Q1: Can a dispenser also contain the pump?
Yes — in some legacy or hybrid systems, a dispenser may include an internal pump (especially in small or standalone installations). But in modern forecourts, dispensers typically forego the pump; the pump is submerged in the tank or located remotely.
Q2: Does the term “fuel pump” include engine fuel pumps?
No — in this article, “fuel pump” refers to station/forecourt fuel delivery systems. Engine-mounted fuel pumps (inside vehicle systems) are a different domain entirely.
Q3: What happens if the pump (in-tank) fails in a dispenser-fed system?
It can disable multiple dispensers simultaneously. To mitigate this, many systems include redundancy (dual pumps, backup systems) or zone isolation valves so that one branch can still operate.

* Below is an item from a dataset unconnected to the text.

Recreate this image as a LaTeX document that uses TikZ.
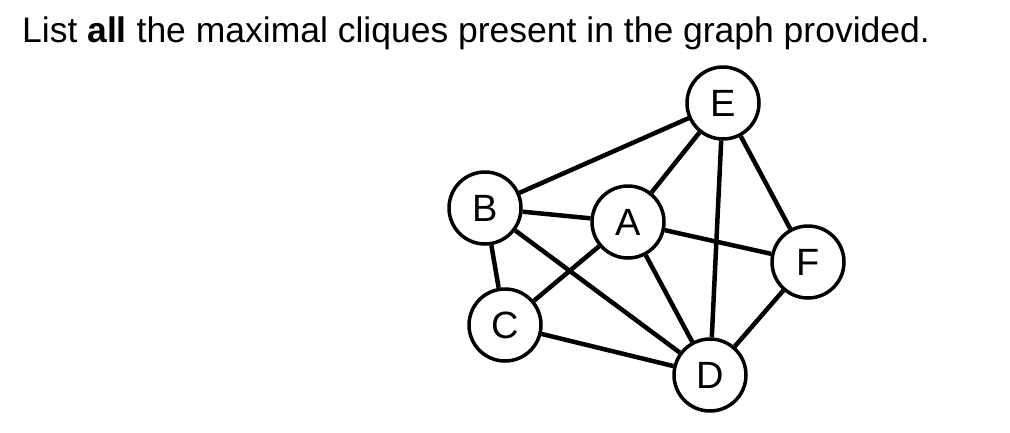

Q4: Are there performance or safety differences between pump and dispenser systems?
Yes — dispenser-fed systems with submersible pumps generally are more energy-efficient, have fewer cavitation issues, support better lift, and provide more stable flow. Safety systems (e.g. vapor recovery, emergency shutoff) still reside in the dispensers, not the pump, so dispensers must be compliant regardless of architecture.
Q5: How should I choose a YX Fuel dispenser when retrofitting an older station?
Ensure your current pumping architecture can supply sufficient pressure and flow to those dispensers. If not, plan to convert to in-tank pumps or add booster systems. Verify calibration compatibility, manifold design, and redundancy to protect dispenser uptime.